The original opening for Second City Television (back when it was first starting out as a half hour show) had a “gag” version of the Test Pattern, with the Indian laughing
I’ve heard rumors that late at night after local TV stations shut down for testing they would start back up and play porn. Might be just an urban legend I think almost all local stations are now on 24/7.
Plus the recordings themselves are all digital. Back in the day, you had a bank of video cassette players which, while far sturdier than the ones people had in their homes, were still mechanical devices that could fail. And you’d have to switch between them when you went to commercials or otherwise changed what was being played. Machines break, tapes jam, might be something as dumb as pulling a tape and realizing it was never rewound and will take three minutes to rewind when you have 90 seconds left. None of that’s an issue now that it’s all digital files.
That’s part of it (valves = British term for vacuum tubes) but in general many other advances have made equipment not just solid-state, but much more compact and reliable.
Go back a little further and it gets even more complicated than that, when early videotape recorders were gigantic, very complicated reel-to-reel monsters!
Below, for instance, is an illustrated history of the first commercial videotape recorder, introduced by Ampex in 1956. It cost the equivalent of nearly half a million dollars in today’s money, weighed about a ton, and as you can tell from the pics, it was a very complex and intricate machine, yet its only purpose was to record and play back black-and-white television video and monaural audio – something you can do much better today with a laptop computer, in high-definition, color, and multichannel sound. If you look at some of the pics part way down, you can see how elaborate the controls and adjustments were. That small screen with the hood around it that looks like a miniature television screen is not a video monitor (that was separate) – it’s a specialized oscilloscope, used IIRC for fine-tuning the video head alignment. That’s how intricate this stuff was in those days.
The same kinds of big advances were made everywhere else – cameras, control room equipment, etc. – eventually leading to a far more reliable infrastructure.
I’m old enough to remember that exact “Indian-head” test pattern. It would come on after a station signed off, accompanied by a continuous tone. It’s very nostalgic!
I used to work as a television transmission controller (and still work in the industry). Yes the process is totally digital now and there are multiple redundancies as has been already suggested. They might typically run an A chain which is on air and a simultaneous and totally independent B chain which the controller can jump over to in case something in the A chain breaks. Easy to do in a digital suite but not possible to do with tape without setting up a separate room with a new set of employees mirroring the on air suite - not going to happen.

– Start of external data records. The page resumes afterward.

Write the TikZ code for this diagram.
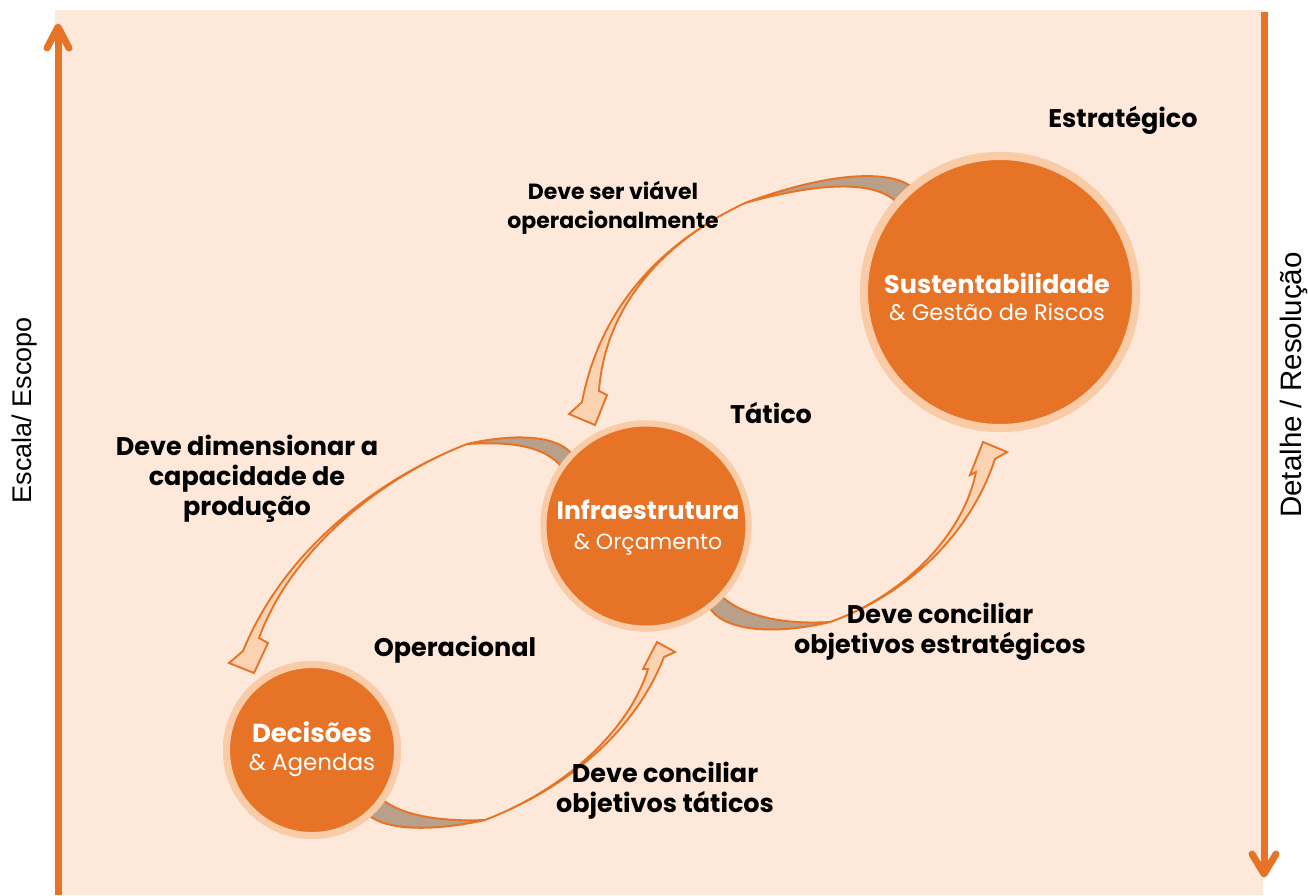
\documentclass[tikz,border=0pt]{standalone}
\usepackage{fontspec}
\newfontfamily\pop{Poppins}
\newfontfamily\lib{Liberation Sans}
\usetikzlibrary{calc}
\definecolor{bgpeach}{HTML}{FDE8D9}
\definecolor{orng}{HTML}{E77326}
\definecolor{ringc}{HTML}{F9CBA7}
\definecolor{tailg}{HTML}{B9A08B}
\definecolor{headp}{HTML}{FCD3B2}
\begin{document}
\begin{tikzpicture}[x=1pt,y=-1pt,
 bubble/.style={circle,fill=orng,draw=ringc,inner sep=0pt,outer sep=0pt},
 lbl/.style={font=\pop\bfseries\fontsize{25.5}{30}\selectfont,align=center,text=black,inner sep=0pt},
 wtxt/.style={text=white,align=center,inner sep=0pt},
 axisline/.style={draw=orng,line width=7pt},
 axishead/.style={draw=orng,line width=7pt,line cap=round,line join=round},
 side/.style={font=\lib\fontsize{27}{30}\selectfont,text=black,rotate=90,inner sep=0pt},
 tailband/.style={fill=tailg,draw=orng,line width=2pt,line join=round},
 frontband/.style={fill=headp,draw=orng,line width=1.9pt,line join=miter}
]
\useasboundingbox (0,0) rectangle (1308,895);
\fill[bgpeach] (55,10) rectangle (1263,895);

% axes
\coordinate (L0) at (58,895);
\coordinate (L1) at (58,27);
\draw[axisline] (L0) -- (L1);
\draw[axishead] (47,48) -- (L1) -- (69,48);
\coordinate (R0) at (1264,12);
\coordinate (R1) at (1264,874);
\draw[axisline] (R0) -- (R1);
\draw[axishead] (1252,854) -- (R1) -- (1276,854);

% circles (placed first so anchors exist; redrawn on top later)
\path (1000,292) node[bubble,minimum size=272pt,line width=8pt] (S) {};
\path (646,526) node[bubble,minimum size=205pt,line width=6pt] (I) {};
\path (312,750) node[bubble,minimum size=171pt,line width=7pt] (D) {};

% arrow 1: S -> I
\filldraw[tailband] (S.130) .. controls (895,172) and (840,168) .. (745,203)
  .. controls (820,182) and (875,180) .. (S.139) -- cycle;
\filldraw[frontband] (745,203) .. controls (650,248) and (598,318) .. (582,402)
  -- (569,414) -- (595,425) -- (607,395) -- (599,391)
  .. controls (604,318) and (650,248) .. (745,203) -- cycle;

% arrow 2: I -> D
\filldraw[tailband] (I.136) .. controls (560,437) and (520,432) .. (467,444)
  .. controls (515,441) and (545,447) .. (I.145) -- cycle;
\filldraw[frontband] (467,444) .. controls (380,478) and (285,548) .. (243,651)
  -- (229,663) -- (254,673) -- (268,643) -- (259,638)
  .. controls (291,550) and (380,478) .. (467,444) -- cycle;

% arrow 3: I -> S
\filldraw[tailband] (I.-43) .. controls (742,615) and (780,625) .. (830,622)
  .. controls (770,636) and (722,630) .. (I.-52) -- cycle;
\filldraw[frontband] (830,622) .. controls (898,598) and (962,540) .. (976,472)
  -- (970,475) -- (983,442) -- (1007,452) -- (995,459)
  .. controls (967,543) and (898,598) .. (830,622) -- cycle;

% arrow 4: D -> I
\filldraw[tailband] (D.-35) .. controls (400,815) and (440,822) .. (485,820)
  .. controls (430,832) and (385,830) .. (D.-49) -- cycle;
\filldraw[frontband] (485,820) .. controls (568,788) and (630,728) .. (648,669)
  -- (643,669) -- (657,642) -- (675,652) -- (664,657)
  .. controls (635,731) and (568,788) .. (485,820) -- cycle;

% circles on top
\node[bubble,minimum size=272pt,line width=8pt] at (S.center) {};
\node[bubble,minimum size=205pt,line width=6pt] at (I.center) {};
\node[bubble,minimum size=171pt,line width=7pt] at (D.center) {};

% circle texts
\node[wtxt,font=\pop\fontsize{22.5}{27}\selectfont] (St) at (997,297)
  {{\bfseries\fontsize{25.5}{27}\selectfont Sustentabilidade}\\\& Gestão de Riscos};
\node[wtxt,font=\pop\fontsize{22}{30}\selectfont] (It) at (648,528)
  {{\bfseries\fontsize{25}{30}\selectfont Infraestrutura}\\\& Orçamento};
\node[wtxt,font=\pop\fontsize{23}{28}\selectfont] (Dt) at (312,749)
  {{\bfseries\fontsize{26}{28}\selectfont Decisões}\\\& Agendas};

% labels
\node[lbl] (est) at (1123,120) {Estratégico};
\node[lbl] (tat) at (771,413) {Tático};
\node[lbl] (ope) at (455,650) {Operacional};
\node[lbl,font=\pop\bfseries\fontsize{22}{29}\selectfont] (l1) at (613,208) {Deve ser viável\\operacionalmente};
\node[lbl] (l2) at (247,479) {Deve dimensionar a\\capacidade de\\produção};
\node[lbl] (l3) at (940,632) {Deve conciliar\\objetivos estratégicos};
\node[lbl] (l4) at (665,791) {Deve conciliar\\objetivos táticos};

% side labels
\node[side] (esc) at (25,410) {Escala/ Escopo};
\node[side,font=\lib\fontsize{29.5}{32}\selectfont] (det) at (1294,385) {Detalhe / Resolução};
\end{tikzpicture}
\end{document}
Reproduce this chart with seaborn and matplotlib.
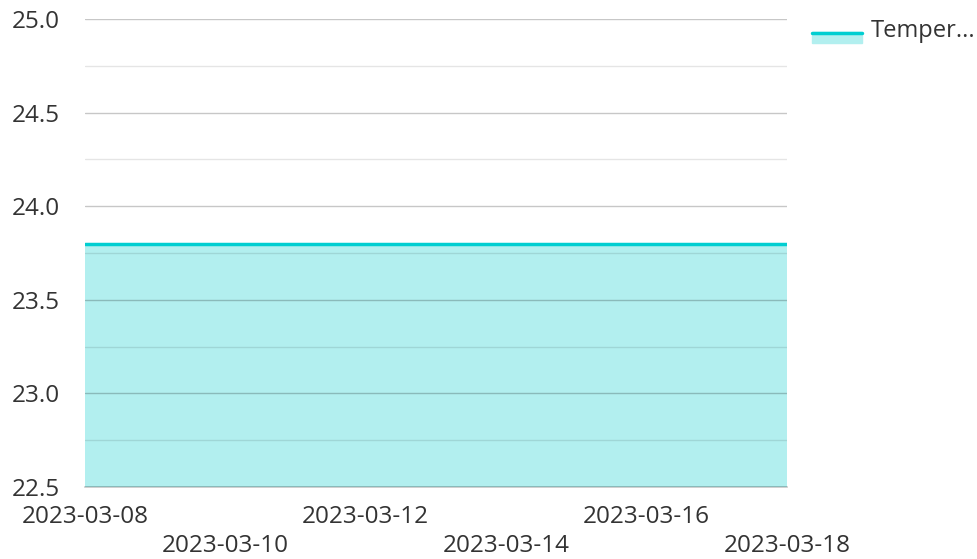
import pandas as pd
import seaborn as sns
import matplotlib.pyplot as plt
from matplotlib.patches import Rectangle
from matplotlib.lines import Line2D

dates = pd.date_range("2023-03-08", "2023-03-18", freq="D")
temps = [23.8] * len(dates)
series_name = "Temper..."
y_ticks = [22.5, 23.0, 23.5, 24.0, 24.5, 25.0]
y_minor = [22.75, 23.25, 23.75, 24.25, 24.75]

df = pd.DataFrame({"date": dates, "temp": temps})

sns.set_theme(style="white")
plt.rcParams['font.family'] = ['Open Sans', 'DejaVu Sans']

line_col = "#00CED1"
fill_col = "#B2EFEF"

fig = plt.figure(figsize=(9.77, 5.59), dpi=100)
ax = fig.add_axes([85/977, 1 - 487/559, (787 - 85)/977, (487 - 19)/559])

ax.fill_between(df["date"], 22.5, df["temp"], color=fill_col, zorder=1, linewidth=0)
sns.lineplot(x="date", y="temp", data=df, color=line_col, linewidth=2.5, ax=ax, zorder=3)

ax.set_ylim(22.5, 25.0)
ax.set_xlim(df["date"].iloc[0], df["date"].iloc[-1])
ax.set_yticks(y_ticks)
ax.set_yticklabels([f"{v:.1f}" for v in y_ticks])
ax.set_yticks(y_minor, minor=True)
ax.set_axisbelow(False)
ax.grid(axis="y", which="major", color="black", alpha=0.22, linewidth=1, zorder=2)
ax.grid(axis="y", which="minor", color="black", alpha=0.1, linewidth=1, zorder=2)
ax.grid(axis="x", visible=False)

xt = pd.date_range("2023-03-08", "2023-03-18", freq="2D")
ax.set_xticks(xt)
ax.set_xticklabels([d.strftime("%Y-%m-%d") if i % 2 == 0 else "\n" + d.strftime("%Y-%m-%d")
                    for i, d in enumerate(xt)])
for lbl in ax.get_xticklabels():
    lbl.set_linespacing(1.3)

for s in ax.spines.values():
    s.set_visible(False)
ax.spines["bottom"].set_visible(True)
ax.spines["bottom"].set_color((0, 0, 0, 0.22))
ax.spines["bottom"].set_linewidth(1.2)
ax.spines["bottom"].set_zorder(4)
ax.tick_params(axis="both", which="both", length=0, labelsize=17.5, colors="#333333")
ax.tick_params(axis="y", pad=18)
ax.tick_params(axis="x", pad=13)
ax.set_xlabel("")
ax.set_ylabel("")

# legend
fig.patches.append(Rectangle((812/977, 1 - 43/559), 50/977, 11/559,
                             transform=fig.transFigure, color=fill_col, figure=fig))
fig.lines.append(Line2D([812/977, 862/977], [1 - 33/559, 1 - 33/559],
                        transform=fig.transFigure, color=line_col, linewidth=2.5, figure=fig))
fig.text(871/977, 1 - 31/559, series_name, fontsize=17, color="#333333", va="center", ha="left")

fig.savefig("out.png", dpi=100)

The other thing that might make a channel fall over is an outside line - i.e. a live feed via satellite or a cable. These are far more secure now - you just don’t get many drop outs. In some cases there are also redundancy lines, or alternative options.

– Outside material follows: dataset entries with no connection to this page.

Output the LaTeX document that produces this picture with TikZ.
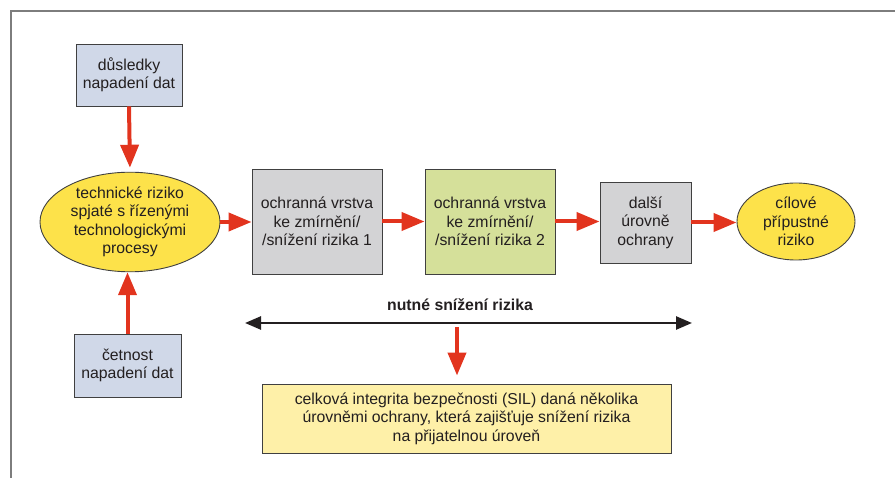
\documentclass[tikz,border=0pt]{standalone}
\usepackage{fontspec}
\setmainfont{Liberation Sans}
\usetikzlibrary{arrows.meta,shapes.geometric}
\definecolor{boxblue}{RGB}{208,216,232}
\definecolor{ellyellow}{RGB}{253,226,74}
\definecolor{boxgray}{RGB}{211,211,213}
\definecolor{boxgreen}{RGB}{213,224,154}
\definecolor{boxlight}{RGB}{254,240,168}
\definecolor{arrred}{RGB}{226,52,30}
\definecolor{framegray}{RGB}{125,125,125}
\definecolor{txt}{RGB}{35,31,32}
\begin{document}
\begin{tikzpicture}[x=1pt,y=-1pt,
  every node/.style={font=\fontsize{15.8}{18.5}\selectfont, align=center, text=txt},
  bx/.style={draw=black!75, line width=0.9pt, inner sep=0pt},
  blubox/.style={bx, fill=boxblue, minimum width=106pt, minimum height=62pt},
  ell/.style={bx, ellipse, fill=ellyellow},
  redarr/.style={draw=arrred, line width=4pt, -{Triangle[length=23pt,width=18pt]}},
  blkarr/.style={draw=txt, line width=2.5pt, {Triangle[length=16pt,width=13pt]}-{Triangle[length=16pt,width=13pt]}}
]
\useasboundingbox (0,0) rectangle (895,478);
\draw[framegray, line width=1.6pt] (11,478) -- (11,11) -- (895,11);

\node[blubox] (d1) at (129,75) {důsledky\\napadení dat};
\node[blubox, minimum width=107pt, minimum height=63pt] (d2) at (127.5,365.5) {četnost\\napadení dat};
\node[ell, minimum width=180pt, minimum height=89pt] (e1) at (130,222) {technické riziko\\spjaté s řízenými\\technologickými\\procesy};
\node[bx, fill=boxgray, minimum width=130pt, minimum height=105pt] (b1) at (317,221.5) {ochranná vrstva\\ke zmírnění/\\/snížení rizika 1};
\node[bx, fill=boxgreen, minimum width=130pt, minimum height=105pt] (b2) at (490,221.5) {ochranná vrstva\\ke zmírnění/\\/snížení rizika 2};
\node[bx, fill=boxgray, minimum width=91pt, minimum height=81pt] (b3) at (645.5,222.5) {další\\úrovně\\ochrany};
\node[ell, minimum width=118pt, minimum height=77pt] (e2) at (796,221.5) {cílové\\přípustné\\riziko};

\draw[redarr, shorten >=4pt] (d1.south) -- (e1.north);
\draw[redarr] (d2.north) -- (d2.north |- e1.south);
\draw[redarr] (e1.east) -- (e1.east -| b1.west);
\draw[redarr] (b1.east) -- (b2.west);
\draw[redarr] (b2.east) -- (b2.east -| b3.west);
\draw[redarr] (b3.east) -- (b3.east -| e2.west);

\coordinate (la) at (245,323);
\coordinate (ra) at (692,323);
\draw[blkarr] (la) -- (ra);
\node[font=\fontsize{15.8}{18.5}\selectfont\bfseries] (lbl) at (460,305) {nutné snížení rizika};

\node[bx, fill=boxlight, minimum width=409pt, minimum height=69pt] (sil) at (466.5,418.5) {celková integrita bezpečnosti (SIL) daná několika\\úrovněmi ochrany, která zajišťuje snížení rizika\\na přijatelnou úroveň};
\coordinate (sa) at (457,327);
\draw[redarr, shorten >=8pt] (sa) -- (sa |- sil.north);
\end{tikzpicture}
\end{document}
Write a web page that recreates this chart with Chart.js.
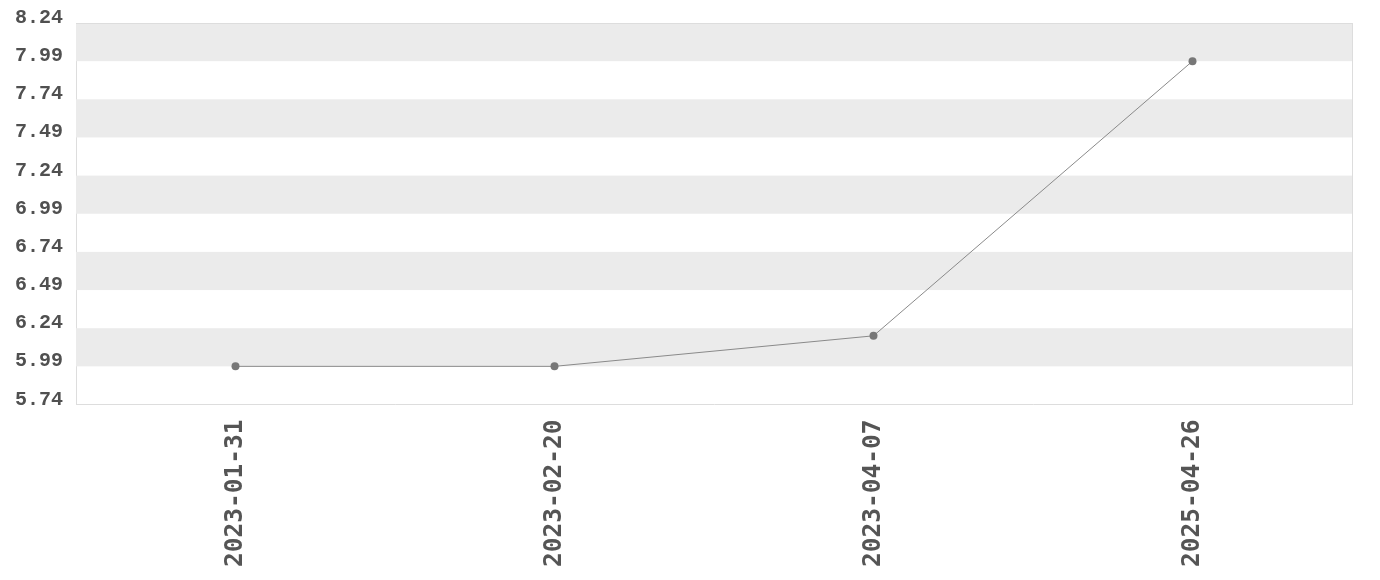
<!DOCTYPE html>
<html>
<head>
<meta charset="utf-8">
<script src="https://cdn.jsdelivr.net/npm/chart.js@4.4.1/dist/chart.umd.min.js"></script>
<style>
html,body{margin:0;padding:0;background:#fff;}
#wrap{width:1380px;height:580px;position:relative;}
</style>
</head>
<body>
<div id="wrap"><canvas id="c"></canvas></div>
<script>
const categories = ["2023-01-31", "2023-02-20", "2023-04-07", "2025-04-26"];
const values = [5.99, 5.99, 6.19, 7.99];
const yTicks = [5.74, 5.99, 6.24, 6.49, 6.74, 6.99, 7.24, 7.49, 7.74, 7.99, 8.24];

const bandPlugin = {
  id: 'bands',
  beforeDatasetsDraw(chart) {
    const {ctx, chartArea, scales} = chart;
    const y = scales.y;
    ctx.save();
    ctx.fillStyle = '#ebebeb';
    for (let i = 0; i < yTicks.length - 1; i++) {
      if ((yTicks.length - 2 - i) % 2 === 0) {
        const top = y.getPixelForValue(yTicks[i + 1]);
        const bot = y.getPixelForValue(yTicks[i]);
        ctx.fillRect(chartArea.left, top, chartArea.right - chartArea.left, bot - top);
      }
    }
    ctx.restore();
  }
};

new Chart(document.getElementById('c'), {
  type: 'line',
  data: {
    labels: categories,
    datasets: [{
      data: values,
      borderColor: '#8a8a8a',
      borderWidth: 1,
      backgroundColor: '#777777',
      pointBackgroundColor: '#777777',
      pointBorderColor: '#777777',
      pointRadius: 4,
      pointBorderWidth: 0,
      tension: 0,
      fill: false
    }]
  },
  options: {
    responsive: true,
    maintainAspectRatio: false,
    animation: false,
    layout: {padding: {top: 0, right: 28, bottom: -2, left: 2}},
    plugins: {legend: {display: false}, tooltip: {enabled: false}},
    scales: {
      x: {
        offset: true,
        grid: {display: false, drawTicks: false},
        border: {display: true, color: '#dddddd'},
        ticks: {
          autoSkip: false,
          maxRotation: 90, minRotation: 90,
          color: '#555555',
          padding: 15,
          font: {family: "'DejaVu Sans Mono', monospace", weight: 'bold', size: 24.5}
        }
      },
      y: {
        min: yTicks[0],
        max: yTicks[yTicks.length - 1],
        afterBuildTicks(scale) { scale.ticks = yTicks.map(v => ({value: v})); },
        grid: {display: false, drawTicks: false},
        border: {display: true, color: '#dddddd'},
        ticks: {
          color: '#505050',
          padding: 13,
          labelOffset: -5,
          callback: v => v.toFixed(2),
          font: {family: "'Liberation Mono', monospace", weight: 'bold', size: 20, lineHeight: 1.0}
        }
      }
    }
  },
  plugins: [bandPlugin, {
    id: 'frame',
    afterDraw(chart) {
      const {ctx, chartArea} = chart;
      ctx.save();
      ctx.strokeStyle = '#dddddd';
      ctx.lineWidth = 1;
      ctx.beginPath();
      ctx.moveTo(chartArea.right + 0.5, chartArea.top);
      ctx.lineTo(chartArea.right + 0.5, chartArea.bottom);
      ctx.moveTo(chartArea.left, chartArea.top + 0.5);
      ctx.lineTo(chartArea.right, chartArea.top + 0.5);
      ctx.stroke();
      ctx.restore();
    }
  }]
});
</script>
</body>
</html>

Plus if something really is suddenly unavailable, with a digital server holding hundreds of hours of footage, the operator can simply show some filler or go to a break. No need to have a test card on screen while you scrabble around fixing a tape or finding something else.
I watch a lot of curling which is broadcast live and technical difficulties that result in the loss of picture and/or sound are not uncommon. Almost always fixed within a few minutes. They often break for a local commercial when that happens.

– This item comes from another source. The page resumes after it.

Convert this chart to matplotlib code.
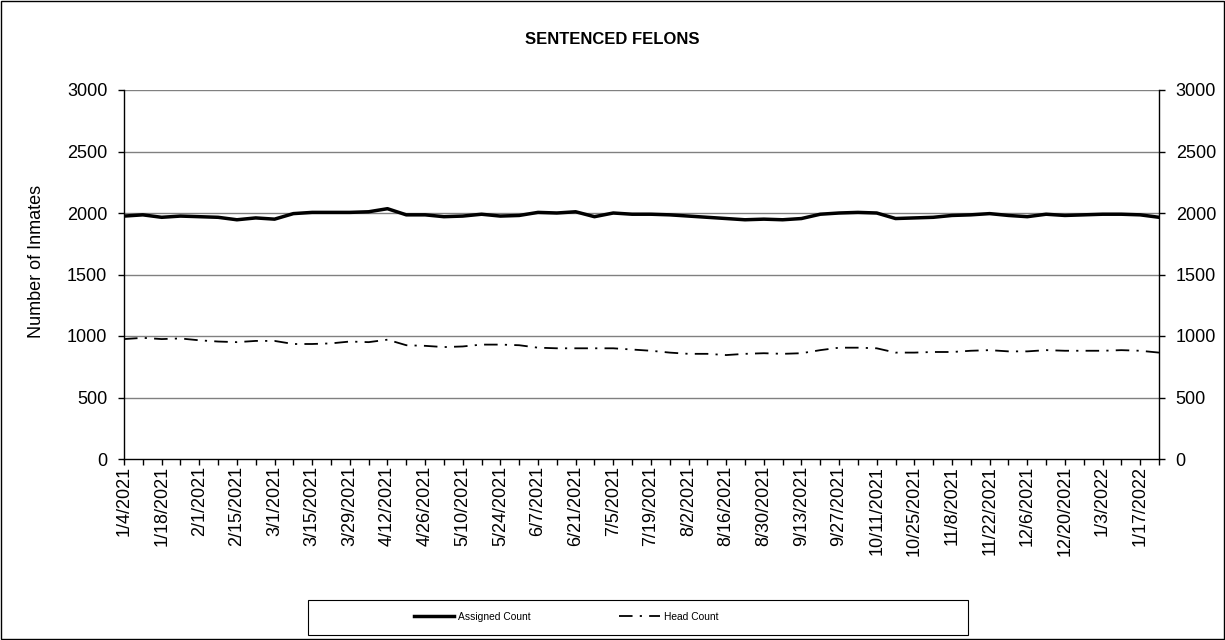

One of our local TV stations had a legendary technical failure a couple of years ago when the master studio panel in the control room failed right at the beginning of the 6:00 news First the screen went blank. Then a slide with the station logo came up. Then they played 11 straight minutes of commercials and promo announcements (Yes, I timed it - it was like watching a train wreck.) Finally, they got a remote camera and microphone working, and the entire news team huddled around, passing the microphone around like a joint.
A couple of days ago I was watching TBS when the program started looping around to the same spot. After about 60 seconds of the same two lines of dialog playing over and over, they cut for a very long commercial break. When they came back they picked up the program several scenes later.
Not broadcast but in the theater, decades ago the sound went out for the last five minutes of the feature. The image was there fine, just no sound. The feature ended, the credits started rolling and almost everyine got up to leave, but about a dozen of us stuck it out.
Sure enough, before the credits’ end was reached, the screen went black then after another couple minutes the house lights went dim and it picked up – with sound – within a couple minutes where things had gone wrong before.
The projection booth was at the same height at the lobby and when I left, the door was open. I stuck my head in to say, “Thank you!” and the guy gave me a thumbs up.
I think the last time I saw a really awkward BBC “technical difficulty” was some time in the 60s. And then there was the power-cut the night they launched BBC2
And even semiconductors have gotten more reliable. This is the thing I worked on for 35 years. In our systems, the billion transistor microprocessors were significantly more reliable than the power supplies and fans.
And I’m sure redundancy built into the transmitters helps also. The cost of failures is high enough to make this worthwhile.
The last time I saw one of these messages was when Colbert’s character did or said something offensive and they cut to the technical difficulties screen as part of the joke.